Les Croates, arrivés les premiers, s’emparèrent de la partie nord des pays concédés, et les Serbes occupèrent le sud. La vallée de la Narenta servait alors, comme aujourd’hui, de limite approximative à la domination des deux peuplades sœurs qui, conformément aux souvenirs de leur lieu d’origine, divisèrent immédiatement leur territoire en petites principautés ou joupanies, se groupant pour la guerre autour d’un grand joupan électif, sorte de généralissime de ces républiques aristocratiques.

Il semble que les chefs de cette espèce de confédération furent d’abord les rois de Dalmatie, puis ceux de Croatie: la situation plus avantageuse de leurs possessions, placées sur le bord de la mer, explique tout naturellement cette supériorité.
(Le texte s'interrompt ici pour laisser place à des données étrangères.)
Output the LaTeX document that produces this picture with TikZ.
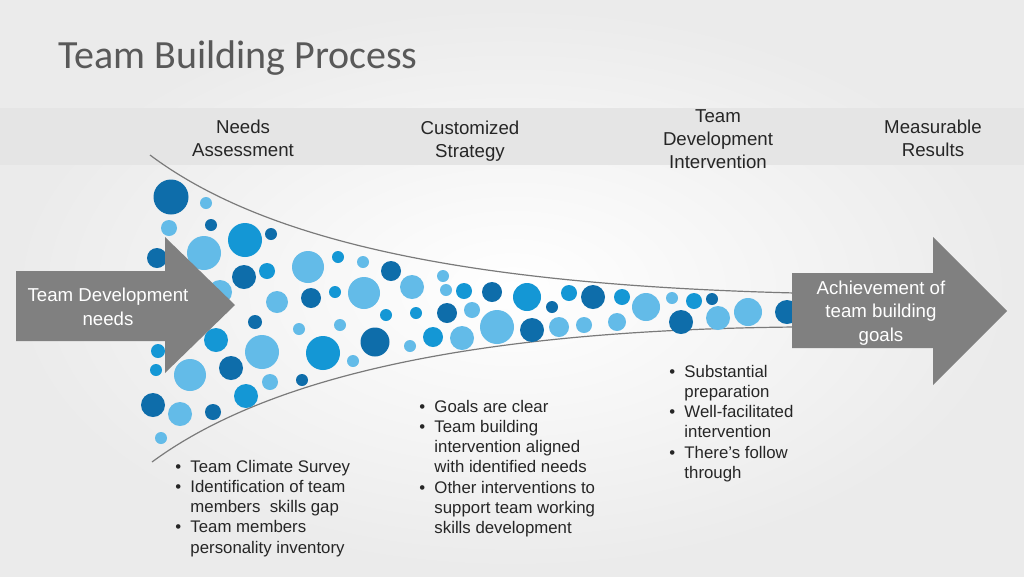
\documentclass[tikz,border=0pt]{standalone}
\usepackage{fontspec}
\setmainfont{Liberation Sans}
\newfontfamily\titlefont{Carlito}
\usepackage{xcolor}
\definecolor{bubdark}{HTML}{0E6DAA}
\definecolor{bubmid}{HTML}{1497D5}
\definecolor{bubpale}{HTML}{63BBE8}
\definecolor{arrowgray}{HTML}{808080}
\definecolor{titlegray}{HTML}{595959}
\definecolor{linegray}{HTML}{7A7A7A}
\definecolor{bandgray}{HTML}{E5E5E5}

\begin{document}
\begin{tikzpicture}[x=0.75pt,y=-0.75pt]
\tikzset{header/.style={align=center,inner sep=0pt,text=black!85,font=\fontsize{14}{17.3}\selectfont}}
\tikzset{bullets/.style={anchor=base west,inner sep=0pt,text=black!85,font=\fontsize{12.6}{15.2}\selectfont}}
\tikzset{arrowtext/.style={align=center,inner sep=0pt,text=white,font=\fontsize{14}{17.6}\selectfont}}
\tikzset{bigarrow/.style={fill=arrowgray}}
\tikzset{funnel/.style={draw=linegray,line width=0.9pt}}

\useasboundingbox (0,0) rectangle (1024,576);
\shade[inner color=white,outer color=gray!16] (0,0) rectangle (1024,576);
\fill[bandgray] (0,108) rectangle (1024,165);

\node[anchor=base west,inner sep=0pt,text=titlegray,font=\titlefont\fontsize{30}{36}\selectfont] (title) at (58,68) {Team Building Process};

\node[header] (needs) at (243,138) {Needs\\Assessment};
\node[header] (strategy) at (470,141) {Customized\\Strategy};
\node[header] (intervention) at (718,139) {Team\\Development\\Intervention};
\node[header] (results) at (933,138) {Measurable\\Results};

\draw[funnel] (150,155) .. controls (270,245) and (480,285) .. (795,293);
\draw[funnel] (152,462) .. controls (270,375) and (480,330) .. (795,327);

\foreach \cx/\cy/\r in {171/197/17.5, 211/225/6, 271/234/6, 157/258/10, 244/277/12,
  255/322/7, 231/368/12, 153/405/12, 213/412/8, 302/380/6, 391/271/10, 311/298/10,
  375/342/14.5, 447/313/10, 492/292/10, 552/307/6, 593/297/12, 532/330/12, 712/299/6,
  681/322/12, 787/312/12}
  \fill[bubdark] (\cx,\cy) circle[radius=\r];
\foreach \cx/\cy/\r in {245/240/17, 267/271/8, 216/340/12, 158/351/7, 156/370/6,
  246/396/12, 338/257/6, 335/292/6, 386/315/6, 416/313/6, 433/337/10, 323/353/17,
  464/291/8, 527/297/14, 569/293/8, 622/297/8, 694/301/8}
  \fill[bubmid] (\cx,\cy) circle[radius=\r];
\foreach \cx/\cy/\r in {206/203/6, 169/228/8, 204/253/17, 220/292/12, 277/302/11,
  262/352/17, 190/375/16, 270/382/8, 180/414/12, 161/438/6, 308/267/16, 363/262/6,
  364/293/16, 412/287/12, 443/276/6, 446/290/6, 299/329/6, 340/325/6, 353/361/6,
  410/346/6, 462/338/12, 472/310/8, 497/327/17, 559/327/10, 584/325/8, 617/322/9,
  646/307/14, 672/298/6, 718/318/12, 748/312/14}
  \fill[bubpale] (\cx,\cy) circle[radius=\r];

\fill[bigarrow] (16,271) -- (165,271) -- (165,237) -- (235,305) -- (165,373) -- (165,341) -- (16,341) -- cycle;
\fill[bigarrow] (792,273) -- (933,273) -- (933,237) -- (1007,311) -- (933,385) -- (933,348) -- (792,348) -- cycle;

\node[arrowtext] (devneeds) at (108,307) {Team Development\\needs};
\node[arrowtext] (goals) at (881,313) {Achievement of\\team building\\goals};

\node[bullets] (needslist) at (175,472) {\begin{tabular}[t]{@{}l@{\hspace{7pt}}l@{}}
  • & Team Climate Survey\\
  • & Identification of team\\
    & members\ \ skills gap\\
  • & Team members\\
    & personality inventory
\end{tabular}};
\node[bullets] (strategylist) at (419,412) {\begin{tabular}[t]{@{}l@{\hspace{7pt}}l@{}}
  • & Goals are clear\\
  • & Team building\\
    & intervention aligned\\
    & with identified needs\\
  • & Other interventions to\\
    & support team working\\
    & skills development
\end{tabular}};
\node[bullets] (interventionlist) at (669,377) {\begin{tabular}[t]{@{}l@{\hspace{7pt}}l@{}}
  • & Substantial\\
    & preparation\\
  • & Well-facilitated\\
    & intervention\\
  • & There’s follow\\
    & through
\end{tabular}};

\end{tikzpicture}
\end{document}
Au Xe siècle, sous Sélimir, ban de Bosnie (ce titre avait remplacé celui de joupan), la lutte pour l’indépendance commença; elle se continua sous ses successeurs, et la Bosnie forma bientôt une principauté, puis, plus tard un royaume particulier, mais soumis plus ou moins à l’influence de ses différens voisins slaves de Serbie, de Dalmatie, de Croatie et de Rascie.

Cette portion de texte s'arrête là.